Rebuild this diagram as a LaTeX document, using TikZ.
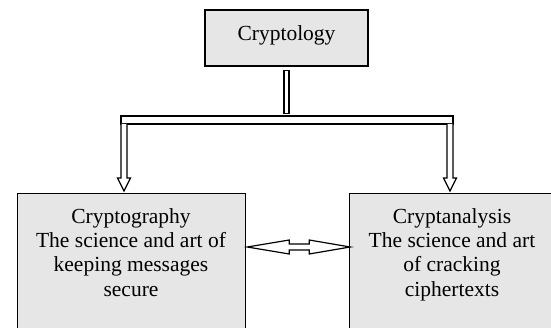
\documentclass[tikz,border=0pt]{standalone}
\usepackage{fontspec}
\setmainfont{Liberation Serif}
\usetikzlibrary{calc}
\definecolor{boxgray}{RGB}{230,230,230}
\begin{document}
\begin{tikzpicture}[x=1pt,y=-1pt,
  box/.style={draw=black, line width=1.2pt, fill=boxgray, inner sep=0pt},
  txt/.style={font=\fontsize{21.5}{24.2}\selectfont, align=center, inner sep=0pt},
  blockarrow/.style={draw=black, line width=1.2pt, fill=white, line join=miter}]
\useasboundingbox (0,0) rectangle (551,328);
\clip (0,0) rectangle (551,328);
% boxes
\node[box, txt, minimum width=163pt, minimum height=56pt, text height=14.7pt, text depth=9.7pt] (top) at (286.5,38) {Cryptology};
\node[box, minimum width=228pt, minimum height=160pt, anchor=north west] (crg) at (17,193) {};
\node[box, minimum width=215pt, minimum height=160pt, anchor=north west] (cra) at (349,193) {};
\node[txt, anchor=north] (crgt) at (131,208.3) {Cryptography\\The science and art of\\keeping messages\\secure};
\node[txt, anchor=north] (crat) at (452,208.3) {Cryptanalysis\\The science and art\\of cracking\\ciphertexts};
% stem from top box
\draw[blockarrow] ($(top.south)+(-2.5,4)$) rectangle ($(top.south)+(2.5,47)$);
% horizontal bar
\coordinate (barL) at (121,116);
\coordinate (barR) at (453,124);
\draw[blockarrow] (barL) rectangle (barR);
% down arrows
\coordinate (la) at (124,124);
\coordinate (ra) at (450,124);
\draw[blockarrow, shift={(la)}] (-3,0) -- (-3,54) -- (-6.5,54) -- (0,67) -- (6.5,54) -- (3,54) -- (3,0);
\draw[blockarrow, shift={(ra)}] (-3,0) -- (-3,54) -- (-6.5,54) -- (0,67) -- (6.5,54) -- (3,54) -- (3,0);
% double arrow between the boxes
\coordinate (dl) at ($(crg.east |- 0,247)$);
\draw[blockarrow, shift={(dl)}] (1,0) -- (43,-7) -- (43,-3) -- (63,-3) -- (63,-7) -- (104,0) -- (63,7) -- (63,3) -- (43,3) -- (43,7) -- cycle;
\end{tikzpicture}
\end{document}
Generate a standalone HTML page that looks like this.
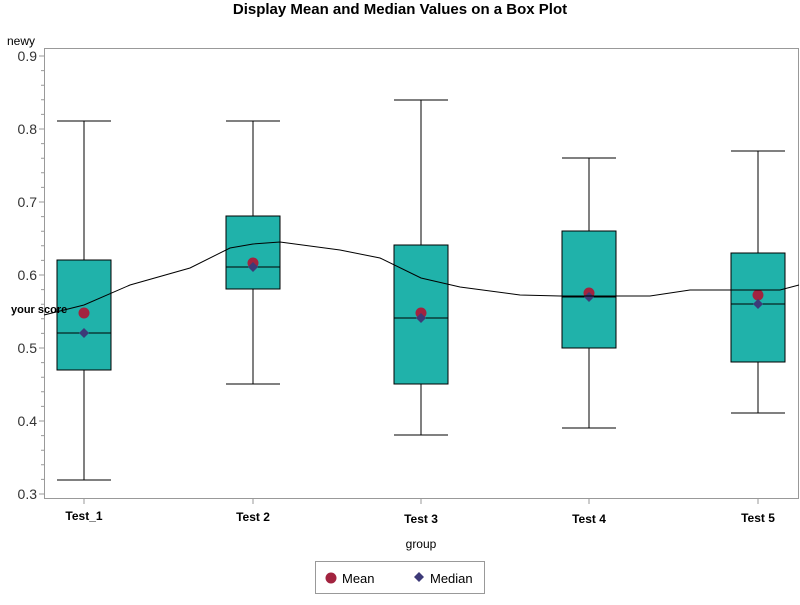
<!DOCTYPE html>
<html><head><meta charset="utf-8"><style>body{margin:0;background:#fff}</style></head><body>
<svg width="800" height="600" xmlns="http://www.w3.org/2000/svg" font-family="Liberation Sans, sans-serif">
<rect width="800" height="600" fill="#fff"/>
<text x="400" y="14" text-anchor="middle" font-size="15" font-weight="bold">Display Mean and Median Values on a Box Plot</text>
<text x="7" y="45" font-size="12">newy</text>
<rect x="44.5" y="48.5" width="754" height="450" fill="none" stroke="#999"/>
<g stroke="#999">
<line x1="39" y1="56" x2="44" y2="56"/><line x1="39" y1="129" x2="44" y2="129"/><line x1="39" y1="202" x2="44" y2="202"/><line x1="39" y1="275" x2="44" y2="275"/><line x1="39" y1="348" x2="44" y2="348"/><line x1="39" y1="421" x2="44" y2="421"/><line x1="39" y1="494" x2="44" y2="494"/>
<path d="M41 70.6H44M41 85.2H44M41 99.8H44M41 114.4H44M41 143.6H44M41 158.2H44M41 172.8H44M41 187.4H44M41 216.6H44M41 231.2H44M41 245.8H44M41 260.4H44M41 289.6H44M41 304.2H44M41 318.8H44M41 333.4H44M41 362.6H44M41 377.2H44M41 391.8H44M41 406.4H44M41 435.6H44M41 450.2H44M41 464.8H44M41 479.4H44"/>
<path d="M84 499v5M253 499v5M421 499v5M589 499v5M758 499v5"/>
</g>
<g font-size="14" fill="#333" text-anchor="end">
<text x="37" y="61">0.9</text><text x="37" y="134">0.8</text><text x="37" y="207">0.7</text><text x="37" y="280">0.6</text><text x="37" y="353">0.5</text><text x="37" y="426">0.4</text><text x="37" y="499">0.3</text>
</g>
<g stroke="#000" stroke-width="1">
<path d="M57 121H111M84 121V260M84 370V480M57 480H111"/><rect x="57" y="260" width="54" height="110" fill="#20B2AA"/><line x1="57" y1="333" x2="111" y2="333"/>
<path d="M226 121H280M253 121V216M253 289V384M226 384H280"/><rect x="226" y="216" width="54" height="73" fill="#20B2AA"/><line x1="226" y1="267" x2="280" y2="267"/>
<path d="M394 100H448M421 100V245M421 384V435M394 435H448"/><rect x="394" y="245" width="54" height="139" fill="#20B2AA"/><line x1="394" y1="318" x2="448" y2="318"/>
<path d="M562 158H616M589 158V231M589 348V428M562 428H616"/><rect x="562" y="231" width="54" height="117" fill="#20B2AA"/><line x1="562" y1="297" x2="616" y2="297"/>
<path d="M731 151H785M758 151V253M758 362V413M731 413H785"/><rect x="731" y="253" width="54" height="109" fill="#20B2AA"/><line x1="731" y1="304" x2="785" y2="304"/>
</g>
<g fill="#A2233F"><circle cx="84" cy="313" r="5.5"/><circle cx="253" cy="263" r="5.5"/><circle cx="421" cy="313" r="5.5"/><circle cx="589" cy="293" r="5.5"/><circle cx="758" cy="295" r="5.5"/></g>
<g fill="#3D3A78"><path d="M84 328l5 5-5 5-5-5z"/><path d="M253 262l5 5-5 5-5-5z"/><path d="M421 313l5 5-5 5-5-5z"/><path d="M589 292l5 5-5 5-5-5z"/><path d="M758 299l5 5-5 5-5-5z"/></g>
<polyline fill="none" stroke="#000" stroke-width="1" points="44,315 84,305 130,285 190,268 230,248 253,244 280,242 340,250 380,258 421,278 460,287 520,295 560,296 650,296 690,290 780,290 799,285"/>
<text x="11" y="313" font-size="11" font-weight="bold">your score</text>
<g font-size="12" font-weight="bold" text-anchor="middle">
<text x="84" y="520">Test_1</text><text x="253" y="521">Test 2</text><text x="421" y="523">Test 3</text><text x="589" y="523">Test 4</text><text x="758" y="522">Test 5</text>
</g>
<text x="421" y="548" font-size="12" text-anchor="middle">group</text>
<rect x="315.5" y="561.5" width="169" height="32" fill="none" stroke="#999"/>
<circle cx="331" cy="578" r="5.5" fill="#A2233F"/><text x="342" y="583" font-size="13">Mean</text>
<path d="M419 572l5 5-5 5-5-5z" fill="#3D3A78"/><text x="430" y="583" font-size="13">Median</text>
</svg>
</body></html>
——
What to work on: Make an exact copy of the records above, with the pictures left out.

In response:
Rebuild this diagram as a LaTeX document, using TikZ.
\documentclass[tikz,border=0pt]{standalone}
\usepackage{fontspec}
\setmainfont{Liberation Serif}
\usetikzlibrary{calc}
\definecolor{boxgray}{RGB}{230,230,230}
\begin{document}
\begin{tikzpicture}[x=1pt,y=-1pt,
  box/.style={draw=black, line width=1.2pt, fill=boxgray, inner sep=0pt},
  txt/.style={font=\fontsize{21.5}{24.2}\selectfont, align=center, inner sep=0pt},
  blockarrow/.style={draw=black, line width=1.2pt, fill=white, line join=miter}]
\useasboundingbox (0,0) rectangle (551,328);
\clip (0,0) rectangle (551,328);
% boxes
\node[box, txt, minimum width=163pt, minimum height=56pt, text height=14.7pt, text depth=9.7pt] (top) at (286.5,38) {Cryptology};
\node[box, minimum width=228pt, minimum height=160pt, anchor=north west] (crg) at (17,193) {};
\node[box, minimum width=215pt, minimum height=160pt, anchor=north west] (cra) at (349,193) {};
\node[txt, anchor=north] (crgt) at (131,208.3) {Cryptography\\The science and art of\\keeping messages\\secure};
\node[txt, anchor=north] (crat) at (452,208.3) {Cryptanalysis\\The science and art\\of cracking\\ciphertexts};
% stem from top box
\draw[blockarrow] ($(top.south)+(-2.5,4)$) rectangle ($(top.south)+(2.5,47)$);
% horizontal bar
\coordinate (barL) at (121,116);
\coordinate (barR) at (453,124);
\draw[blockarrow] (barL) rectangle (barR);
% down arrows
\coordinate (la) at (124,124);
\coordinate (ra) at (450,124);
\draw[blockarrow, shift={(la)}] (-3,0) -- (-3,54) -- (-6.5,54) -- (0,67) -- (6.5,54) -- (3,54) -- (3,0);
\draw[blockarrow, shift={(ra)}] (-3,0) -- (-3,54) -- (-6.5,54) -- (0,67) -- (6.5,54) -- (3,54) -- (3,0);
% double arrow between the boxes
\coordinate (dl) at ($(crg.east |- 0,247)$);
\draw[blockarrow, shift={(dl)}] (1,0) -- (43,-7) -- (43,-3) -- (63,-3) -- (63,-7) -- (104,0) -- (63,7) -- (63,3) -- (43,3) -- (43,7) -- cycle;
\end{tikzpicture}
\end{document}
Generate a standalone HTML page that looks like this.
<!DOCTYPE html>
<html><head><meta charset="utf-8"><style>body{margin:0;background:#fff}</style></head><body>
<svg width="800" height="600" xmlns="http://www.w3.org/2000/svg" font-family="Liberation Sans, sans-serif">
<rect width="800" height="600" fill="#fff"/>
<text x="400" y="14" text-anchor="middle" font-size="15" font-weight="bold">Display Mean and Median Values on a Box Plot</text>
<text x="7" y="45" font-size="12">newy</text>
<rect x="44.5" y="48.5" width="754" height="450" fill="none" stroke="#999"/>
<g stroke="#999">
<line x1="39" y1="56" x2="44" y2="56"/><line x1="39" y1="129" x2="44" y2="129"/><line x1="39" y1="202" x2="44" y2="202"/><line x1="39" y1="275" x2="44" y2="275"/><line x1="39" y1="348" x2="44" y2="348"/><line x1="39" y1="421" x2="44" y2="421"/><line x1="39" y1="494" x2="44" y2="494"/>
<path d="M41 70.6H44M41 85.2H44M41 99.8H44M41 114.4H44M41 143.6H44M41 158.2H44M41 172.8H44M41 187.4H44M41 216.6H44M41 231.2H44M41 245.8H44M41 260.4H44M41 289.6H44M41 304.2H44M41 318.8H44M41 333.4H44M41 362.6H44M41 377.2H44M41 391.8H44M41 406.4H44M41 435.6H44M41 450.2H44M41 464.8H44M41 479.4H44"/>
<path d="M84 499v5M253 499v5M421 499v5M589 499v5M758 499v5"/>
</g>
<g font-size="14" fill="#333" text-anchor="end">
<text x="37" y="61">0.9</text><text x="37" y="134">0.8</text><text x="37" y="207">0.7</text><text x="37" y="280">0.6</text><text x="37" y="353">0.5</text><text x="37" y="426">0.4</text><text x="37" y="499">0.3</text>
</g>
<g stroke="#000" stroke-width="1">
<path d="M57 121H111M84 121V260M84 370V480M57 480H111"/><rect x="57" y="260" width="54" height="110" fill="#20B2AA"/><line x1="57" y1="333" x2="111" y2="333"/>
<path d="M226 121H280M253 121V216M253 289V384M226 384H280"/><rect x="226" y="216" width="54" height="73" fill="#20B2AA"/><line x1="226" y1="267" x2="280" y2="267"/>
<path d="M394 100H448M421 100V245M421 384V435M394 435H448"/><rect x="394" y="245" width="54" height="139" fill="#20B2AA"/><line x1="394" y1="318" x2="448" y2="318"/>
<path d="M562 158H616M589 158V231M589 348V428M562 428H616"/><rect x="562" y="231" width="54" height="117" fill="#20B2AA"/><line x1="562" y1="297" x2="616" y2="297"/>
<path d="M731 151H785M758 151V253M758 362V413M731 413H785"/><rect x="731" y="253" width="54" height="109" fill="#20B2AA"/><line x1="731" y1="304" x2="785" y2="304"/>
</g>
<g fill="#A2233F"><circle cx="84" cy="313" r="5.5"/><circle cx="253" cy="263" r="5.5"/><circle cx="421" cy="313" r="5.5"/><circle cx="589" cy="293" r="5.5"/><circle cx="758" cy="295" r="5.5"/></g>
<g fill="#3D3A78"><path d="M84 328l5 5-5 5-5-5z"/><path d="M253 262l5 5-5 5-5-5z"/><path d="M421 313l5 5-5 5-5-5z"/><path d="M589 292l5 5-5 5-5-5z"/><path d="M758 299l5 5-5 5-5-5z"/></g>
<polyline fill="none" stroke="#000" stroke-width="1" points="44,315 84,305 130,285 190,268 230,248 253,244 280,242 340,250 380,258 421,278 460,287 520,295 560,296 650,296 690,290 780,290 799,285"/>
<text x="11" y="313" font-size="11" font-weight="bold">your score</text>
<g font-size="12" font-weight="bold" text-anchor="middle">
<text x="84" y="520">Test_1</text><text x="253" y="521">Test 2</text><text x="421" y="523">Test 3</text><text x="589" y="523">Test 4</text><text x="758" y="522">Test 5</text>
</g>
<text x="421" y="548" font-size="12" text-anchor="middle">group</text>
<rect x="315.5" y="561.5" width="169" height="32" fill="none" stroke="#999"/>
<circle cx="331" cy="578" r="5.5" fill="#A2233F"/><text x="342" y="583" font-size="13">Mean</text>
<path d="M419 572l5 5-5 5-5-5z" fill="#3D3A78"/><text x="430" y="583" font-size="13">Median</text>
</svg>
</body></html>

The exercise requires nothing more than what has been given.